Instructions for the task. Without the pictures, return all of the material exactly as written.
##### Data section
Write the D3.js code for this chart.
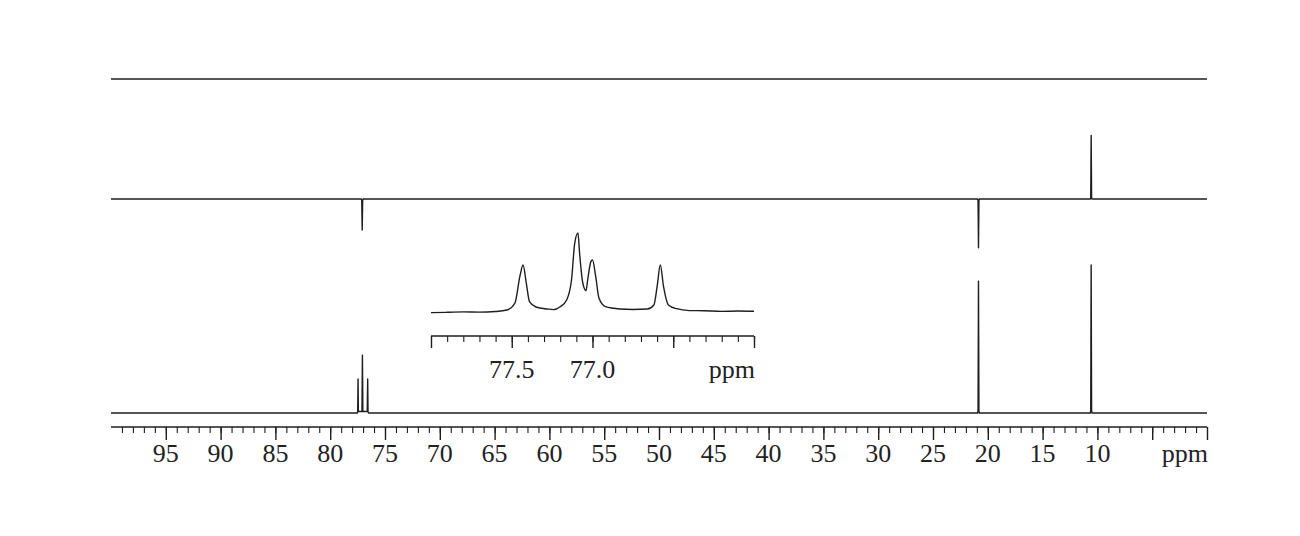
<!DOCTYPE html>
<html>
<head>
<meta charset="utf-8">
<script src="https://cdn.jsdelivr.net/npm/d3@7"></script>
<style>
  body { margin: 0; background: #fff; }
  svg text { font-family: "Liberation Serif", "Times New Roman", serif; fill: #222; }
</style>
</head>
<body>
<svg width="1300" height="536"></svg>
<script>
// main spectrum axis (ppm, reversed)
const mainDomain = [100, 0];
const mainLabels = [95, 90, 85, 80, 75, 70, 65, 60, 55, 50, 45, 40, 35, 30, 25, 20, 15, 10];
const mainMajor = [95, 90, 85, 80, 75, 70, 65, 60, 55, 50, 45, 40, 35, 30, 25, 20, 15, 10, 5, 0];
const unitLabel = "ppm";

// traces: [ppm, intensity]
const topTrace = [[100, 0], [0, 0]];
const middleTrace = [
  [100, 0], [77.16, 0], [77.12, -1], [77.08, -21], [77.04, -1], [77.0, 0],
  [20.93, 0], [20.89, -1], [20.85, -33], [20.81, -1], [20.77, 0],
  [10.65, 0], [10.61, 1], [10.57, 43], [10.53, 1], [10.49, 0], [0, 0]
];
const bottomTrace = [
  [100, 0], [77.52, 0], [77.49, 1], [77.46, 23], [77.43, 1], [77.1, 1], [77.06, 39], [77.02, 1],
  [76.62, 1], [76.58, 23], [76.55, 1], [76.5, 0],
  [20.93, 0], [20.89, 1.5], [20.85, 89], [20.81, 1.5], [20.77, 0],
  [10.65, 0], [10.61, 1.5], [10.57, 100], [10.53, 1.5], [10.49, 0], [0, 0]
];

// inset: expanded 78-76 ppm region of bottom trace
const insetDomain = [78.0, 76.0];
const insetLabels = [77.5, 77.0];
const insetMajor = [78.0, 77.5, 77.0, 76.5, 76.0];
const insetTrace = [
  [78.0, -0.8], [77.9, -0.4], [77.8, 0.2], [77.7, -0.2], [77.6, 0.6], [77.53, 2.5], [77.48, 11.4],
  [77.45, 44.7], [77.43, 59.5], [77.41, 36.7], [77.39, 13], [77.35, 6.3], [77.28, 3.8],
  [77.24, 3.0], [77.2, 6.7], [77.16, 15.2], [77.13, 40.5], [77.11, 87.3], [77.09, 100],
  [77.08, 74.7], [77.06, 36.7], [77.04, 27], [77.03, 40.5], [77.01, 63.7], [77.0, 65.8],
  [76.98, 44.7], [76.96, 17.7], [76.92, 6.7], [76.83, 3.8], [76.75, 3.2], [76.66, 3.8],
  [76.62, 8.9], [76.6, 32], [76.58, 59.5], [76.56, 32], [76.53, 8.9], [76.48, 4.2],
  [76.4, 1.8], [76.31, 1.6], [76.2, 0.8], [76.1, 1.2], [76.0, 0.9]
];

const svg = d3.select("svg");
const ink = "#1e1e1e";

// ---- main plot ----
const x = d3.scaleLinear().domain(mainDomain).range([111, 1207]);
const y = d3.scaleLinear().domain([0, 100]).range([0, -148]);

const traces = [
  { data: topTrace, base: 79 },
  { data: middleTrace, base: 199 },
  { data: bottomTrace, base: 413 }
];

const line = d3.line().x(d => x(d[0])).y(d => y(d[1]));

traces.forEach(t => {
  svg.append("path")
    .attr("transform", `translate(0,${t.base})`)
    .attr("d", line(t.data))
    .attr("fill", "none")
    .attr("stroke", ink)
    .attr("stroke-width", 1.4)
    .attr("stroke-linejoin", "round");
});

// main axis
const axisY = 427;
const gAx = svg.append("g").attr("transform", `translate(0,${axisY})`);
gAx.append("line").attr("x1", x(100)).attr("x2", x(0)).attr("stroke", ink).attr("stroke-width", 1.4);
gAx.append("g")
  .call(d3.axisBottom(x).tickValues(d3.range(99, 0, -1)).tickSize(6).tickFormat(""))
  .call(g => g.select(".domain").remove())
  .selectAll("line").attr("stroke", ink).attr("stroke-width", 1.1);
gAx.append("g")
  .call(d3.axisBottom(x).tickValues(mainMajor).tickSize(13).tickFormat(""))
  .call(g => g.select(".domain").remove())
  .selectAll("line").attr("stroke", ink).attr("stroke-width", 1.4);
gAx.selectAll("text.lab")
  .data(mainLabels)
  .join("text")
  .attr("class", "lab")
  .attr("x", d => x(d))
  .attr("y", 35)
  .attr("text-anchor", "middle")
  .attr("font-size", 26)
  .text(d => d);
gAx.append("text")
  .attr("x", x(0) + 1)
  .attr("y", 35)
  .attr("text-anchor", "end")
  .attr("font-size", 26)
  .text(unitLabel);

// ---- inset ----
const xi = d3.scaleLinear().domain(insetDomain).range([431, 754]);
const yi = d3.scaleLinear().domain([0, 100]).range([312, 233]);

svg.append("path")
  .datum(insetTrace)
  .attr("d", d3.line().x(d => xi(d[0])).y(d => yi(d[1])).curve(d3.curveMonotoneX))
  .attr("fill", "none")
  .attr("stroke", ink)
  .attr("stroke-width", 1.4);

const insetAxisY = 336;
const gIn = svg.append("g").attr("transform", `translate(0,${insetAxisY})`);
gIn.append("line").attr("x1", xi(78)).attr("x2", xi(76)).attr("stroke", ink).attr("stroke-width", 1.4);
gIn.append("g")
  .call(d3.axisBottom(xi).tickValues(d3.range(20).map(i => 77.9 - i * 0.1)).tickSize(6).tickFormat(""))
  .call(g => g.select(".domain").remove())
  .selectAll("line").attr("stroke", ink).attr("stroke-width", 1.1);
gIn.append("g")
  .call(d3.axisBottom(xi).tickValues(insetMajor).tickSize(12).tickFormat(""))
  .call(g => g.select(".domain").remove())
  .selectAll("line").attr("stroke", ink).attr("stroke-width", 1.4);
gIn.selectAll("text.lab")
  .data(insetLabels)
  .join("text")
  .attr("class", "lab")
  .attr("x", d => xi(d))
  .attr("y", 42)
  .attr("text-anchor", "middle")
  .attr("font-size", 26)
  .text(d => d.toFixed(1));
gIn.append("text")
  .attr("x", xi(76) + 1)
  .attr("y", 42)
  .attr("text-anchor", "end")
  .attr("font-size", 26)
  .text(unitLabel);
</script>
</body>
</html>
##########
Reply to the exercise.
Write the D3.js code for this chart.
<!DOCTYPE html>
<html>
<head>
<meta charset="utf-8">
<script src="https://cdn.jsdelivr.net/npm/d3@7"></script>
<style>
  body { margin: 0; background: #fff; }
  svg text { font-family: "Liberation Serif", "Times New Roman", serif; fill: #222; }
</style>
</head>
<body>
<svg width="1300" height="536"></svg>
<script>
// main spectrum axis (ppm, reversed)
const mainDomain = [100, 0];
const mainLabels = [95, 90, 85, 80, 75, 70, 65, 60, 55, 50, 45, 40, 35, 30, 25, 20, 15, 10];
const mainMajor = [95, 90, 85, 80, 75, 70, 65, 60, 55, 50, 45, 40, 35, 30, 25, 20, 15, 10, 5, 0];
const unitLabel = "ppm";

// traces: [ppm, intensity]
const topTrace = [[100, 0], [0, 0]];
const middleTrace = [
  [100, 0], [77.16, 0], [77.12, -1], [77.08, -21], [77.04, -1], [77.0, 0],
  [20.93, 0], [20.89, -1], [20.85, -33], [20.81, -1], [20.77, 0],
  [10.65, 0], [10.61, 1], [10.57, 43], [10.53, 1], [10.49, 0], [0, 0]
];
const bottomTrace = [
  [100, 0], [77.52, 0], [77.49, 1], [77.46, 23], [77.43, 1], [77.1, 1], [77.06, 39], [77.02, 1],
  [76.62, 1], [76.58, 23], [76.55, 1], [76.5, 0],
  [20.93, 0], [20.89, 1.5], [20.85, 89], [20.81, 1.5], [20.77, 0],
  [10.65, 0], [10.61, 1.5], [10.57, 100], [10.53, 1.5], [10.49, 0], [0, 0]
];

// inset: expanded 78-76 ppm region of bottom trace
const insetDomain = [78.0, 76.0];
const insetLabels = [77.5, 77.0];
const insetMajor = [78.0, 77.5, 77.0, 76.5, 76.0];
const insetTrace = [
  [78.0, -0.8], [77.9, -0.4], [77.8, 0.2], [77.7, -0.2], [77.6, 0.6], [77.53, 2.5], [77.48, 11.4],
  [77.45, 44.7], [77.43, 59.5], [77.41, 36.7], [77.39, 13], [77.35, 6.3], [77.28, 3.8],
  [77.24, 3.0], [77.2, 6.7], [77.16, 15.2], [77.13, 40.5], [77.11, 87.3], [77.09, 100],
  [77.08, 74.7], [77.06, 36.7], [77.04, 27], [77.03, 40.5], [77.01, 63.7], [77.0, 65.8],
  [76.98, 44.7], [76.96, 17.7], [76.92, 6.7], [76.83, 3.8], [76.75, 3.2], [76.66, 3.8],
  [76.62, 8.9], [76.6, 32], [76.58, 59.5], [76.56, 32], [76.53, 8.9], [76.48, 4.2],
  [76.4, 1.8], [76.31, 1.6], [76.2, 0.8], [76.1, 1.2], [76.0, 0.9]
];

const svg = d3.select("svg");
const ink = "#1e1e1e";

// ---- main plot ----
const x = d3.scaleLinear().domain(mainDomain).range([111, 1207]);
const y = d3.scaleLinear().domain([0, 100]).range([0, -148]);

const traces = [
  { data: topTrace, base: 79 },
  { data: middleTrace, base: 199 },
  { data: bottomTrace, base: 413 }
];

const line = d3.line().x(d => x(d[0])).y(d => y(d[1]));

traces.forEach(t => {
  svg.append("path")
    .attr("transform", `translate(0,${t.base})`)
    .attr("d", line(t.data))
    .attr("fill", "none")
    .attr("stroke", ink)
    .attr("stroke-width", 1.4)
    .attr("stroke-linejoin", "round");
});

// main axis
const axisY = 427;
const gAx = svg.append("g").attr("transform", `translate(0,${axisY})`);
gAx.append("line").attr("x1", x(100)).attr("x2", x(0)).attr("stroke", ink).attr("stroke-width", 1.4);
gAx.append("g")
  .call(d3.axisBottom(x).tickValues(d3.range(99, 0, -1)).tickSize(6).tickFormat(""))
  .call(g => g.select(".domain").remove())
  .selectAll("line").attr("stroke", ink).attr("stroke-width", 1.1);
gAx.append("g")
  .call(d3.axisBottom(x).tickValues(mainMajor).tickSize(13).tickFormat(""))
  .call(g => g.select(".domain").remove())
  .selectAll("line").attr("stroke", ink).attr("stroke-width", 1.4);
gAx.selectAll("text.lab")
  .data(mainLabels)
  .join("text")
  .attr("class", "lab")
  .attr("x", d => x(d))
  .attr("y", 35)
  .attr("text-anchor", "middle")
  .attr("font-size", 26)
  .text(d => d);
gAx.append("text")
  .attr("x", x(0) + 1)
  .attr("y", 35)
  .attr("text-anchor", "end")
  .attr("font-size", 26)
  .text(unitLabel);

// ---- inset ----
const xi = d3.scaleLinear().domain(insetDomain).range([431, 754]);
const yi = d3.scaleLinear().domain([0, 100]).range([312, 233]);

svg.append("path")
  .datum(insetTrace)
  .attr("d", d3.line().x(d => xi(d[0])).y(d => yi(d[1])).curve(d3.curveMonotoneX))
  .attr("fill", "none")
  .attr("stroke", ink)
  .attr("stroke-width", 1.4);

const insetAxisY = 336;
const gIn = svg.append("g").attr("transform", `translate(0,${insetAxisY})`);
gIn.append("line").attr("x1", xi(78)).attr("x2", xi(76)).attr("stroke", ink).attr("stroke-width", 1.4);
gIn.append("g")
  .call(d3.axisBottom(xi).tickValues(d3.range(20).map(i => 77.9 - i * 0.1)).tickSize(6).tickFormat(""))
  .call(g => g.select(".domain").remove())
  .selectAll("line").attr("stroke", ink).attr("stroke-width", 1.1);
gIn.append("g")
  .call(d3.axisBottom(xi).tickValues(insetMajor).tickSize(12).tickFormat(""))
  .call(g => g.select(".domain").remove())
  .selectAll("line").attr("stroke", ink).attr("stroke-width", 1.4);
gIn.selectAll("text.lab")
  .data(insetLabels)
  .join("text")
  .attr("class", "lab")
  .attr("x", d => xi(d))
  .attr("y", 42)
  .attr("text-anchor", "middle")
  .attr("font-size", 26)
  .text(d => d.toFixed(1));
gIn.append("text")
  .attr("x", xi(76) + 1)
  .attr("y", 42)
  .attr("text-anchor", "end")
  .attr("font-size", 26)
  .text(unitLabel);
</script>
</body>
</html>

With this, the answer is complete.